First, we need to find the "slope" of the function at any point, which is called the first derivative.
Our function is y = 3x^2 - (1/x^2). It's easier to work with if we rewrite 1/x^2 as x^(-2).
So, y = 3x^2 - x^(-2).

Now, let's find the first derivative, y', by applying the power rule (bring the exponent down and subtract 1 from the exponent):
y' = d/dx (3x^2) - d/dx (x^(-2))
y' = (3 * 2 * x^(2-1)) - (-2 * x^(-2-1))
y' = 6x - (-2x^(-3))
y' = 6x + 2x^(-3)
We can also write this as y' = 6x + 2/x^3.

Next, to find potential "peaks" or "valleys," we usually look for points where the slope is zero (y' = 0). These are called critical points.
Let's set y' = 0:
6x + 2/x^3 = 0

To solve this, let's get rid of the fraction. We can multiply every part of the equation by x^3 (we know x can't be zero because the original function isn't defined there anyway, as you can't divide by zero):
x^3 * (6x) + x^3 * (2/x^3) = x^3 * 0
6x^4 + 2 = 0

Now, let's try to solve for x:
6x^4 = -2
x^4 = -2/6
x^4 = -1/3

Here's the key! Can you think of any real number that, when multiplied by itself four times, gives a negative number? No way! When you raise any real number to an even power (like 4), the result is always positive or zero.
Since x^4 can never be -1/3 for any real number x, it means there are *no real values of x* where the first derivative is zero.

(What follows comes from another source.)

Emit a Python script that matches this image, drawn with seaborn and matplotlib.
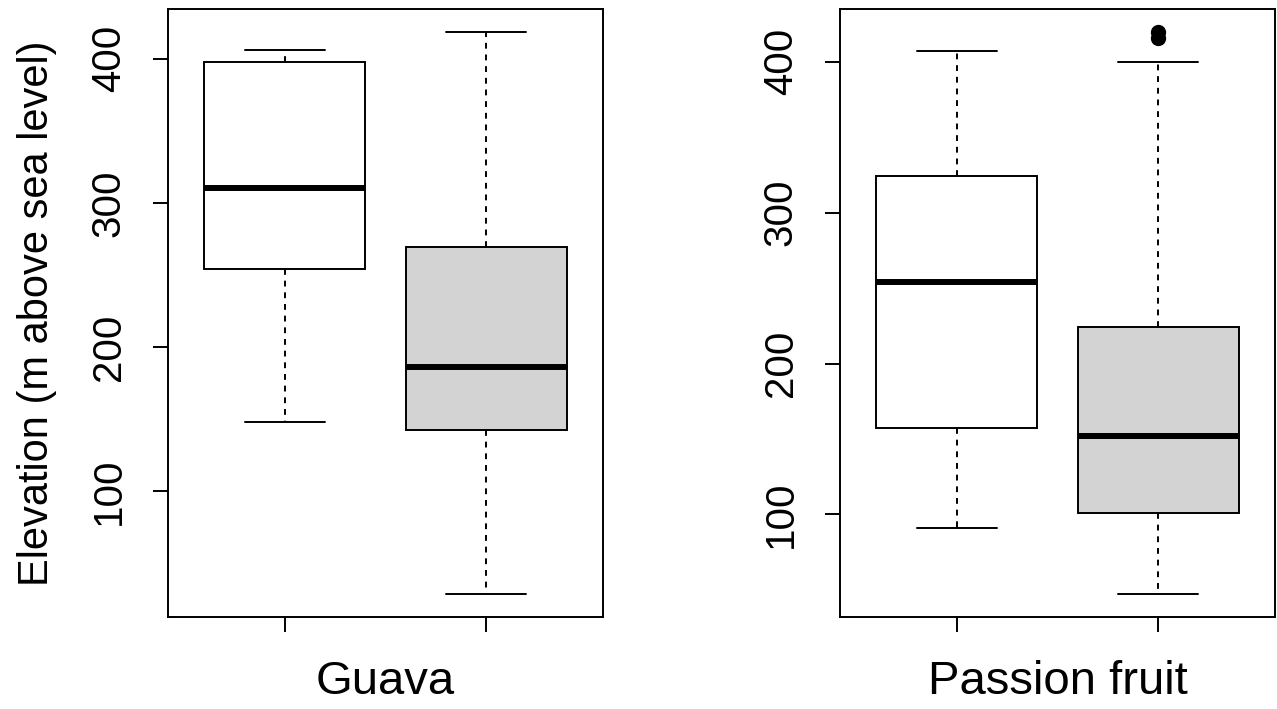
import numpy as np
import pandas as pd

import matplotlib
matplotlib.use("Agg")
import matplotlib.pyplot as plt
import seaborn as sns

# elevation values (m above sea level)
guava_white = [148, 254, 310, 398, 406]
guava_grey = [28, 142, 186, 269, 419]
passion_white = [91, 157, 254, 324, 407]
passion_grey = [47, 60, 80, 101, 120, 140, 152, 175, 200, 224, 400, 416, 420]

fruits = ["Guava", "Passion fruit"]
groups = ["white", "grey"]
box_colors = ["white", "lightgray"]
y_ticks = [100, 200, 300, 400]

rows = []
for fruit, grp, vals in [("Guava", "white", guava_white), ("Guava", "grey", guava_grey),
                         ("Passion fruit", "white", passion_white), ("Passion fruit", "grey", passion_grey)]:
    for v in vals:
        rows.append({"fruit": fruit, "group": grp, "elevation": v})
df = pd.DataFrame(rows)

sns.set_style("ticks")
plt.rcParams['font.family'] = ['Liberation Sans', 'DejaVu Sans']
plt.rcParams['text.color'] = 'black'
plt.rcParams['axes.labelcolor'] = 'black'
plt.rcParams['xtick.color'] = 'black'
plt.rcParams['ytick.color'] = 'black'

fig = plt.figure(figsize=(12.77, 7.09), dpi=100)
ax1 = fig.add_axes([168 / 1277, 1 - 617 / 709, 435 / 1277, 608 / 709])
ax2 = fig.add_axes([840 / 1277, 1 - 617 / 709, 435 / 1277, 608 / 709])

for ax, fruit in zip([ax1, ax2], fruits):
    sub = df[df["fruit"] == fruit]
    sns.boxplot(data=sub, x="group", y="elevation", hue="group", order=groups,
                hue_order=groups, palette=box_colors, saturation=1, width=0.8,
                linecolor="black", linewidth=1.4, legend=False, ax=ax,
                whiskerprops=dict(linestyle=(0, (3, 3)), linewidth=1.4),
                capprops=dict(linewidth=1.4),
                medianprops=dict(linewidth=4.3, color="black"),
                flierprops=dict(marker="o", markerfacecolor="black",
                                markeredgecolor="black", markersize=10))
    lo, hi = sub["elevation"].min(), sub["elevation"].max()
    pad = (hi - lo) * 0.04
    ax.set_ylim(lo - pad, hi + pad)
    ax.set_xlim(-0.58, 1.58)
    ax.set_yticks(y_ticks)
    ax.set_yticklabels([str(t) for t in y_ticks], rotation=90, va="center", fontsize=29)
    ax.set_xticks([0, 1])
    ax.set_xticklabels(["", ""])
    ax.tick_params(length=11, width=1.4, pad=18, color="black", labelcolor="black")
    for s in ax.spines.values():
        s.set_linewidth(1.4)
        s.set_color("black")
    ax.set_xlabel(fruit, fontsize=34, color="black")
    ax.xaxis.set_label_coords(0.5, -0.07)
    ax.set_ylabel("")

ax1.set_ylabel("Elevation (m above sea level)", fontsize=30, color="black")
ax1.yaxis.set_label_coords(-0.255, 0.5)

fig.savefig("out.png", dpi=100)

What does this tell us? If the slope of the function is never zero, it means the function never "flattens out" to create a local peak or valley.
Also, remember that the original function y = 3x^2 - (1/x^2) is undefined at x = 0. This means there's a break in the graph at x=0, and local extrema can only happen where the function is defined and smooth.

Because we couldn't find any points where the first derivative is zero, we don't have any points to apply the second derivative test to. Therefore, there are no local maximum or minimum points for this function. The function is always decreasing when x < 0 and always increasing when x > 0, with a gap at x=0.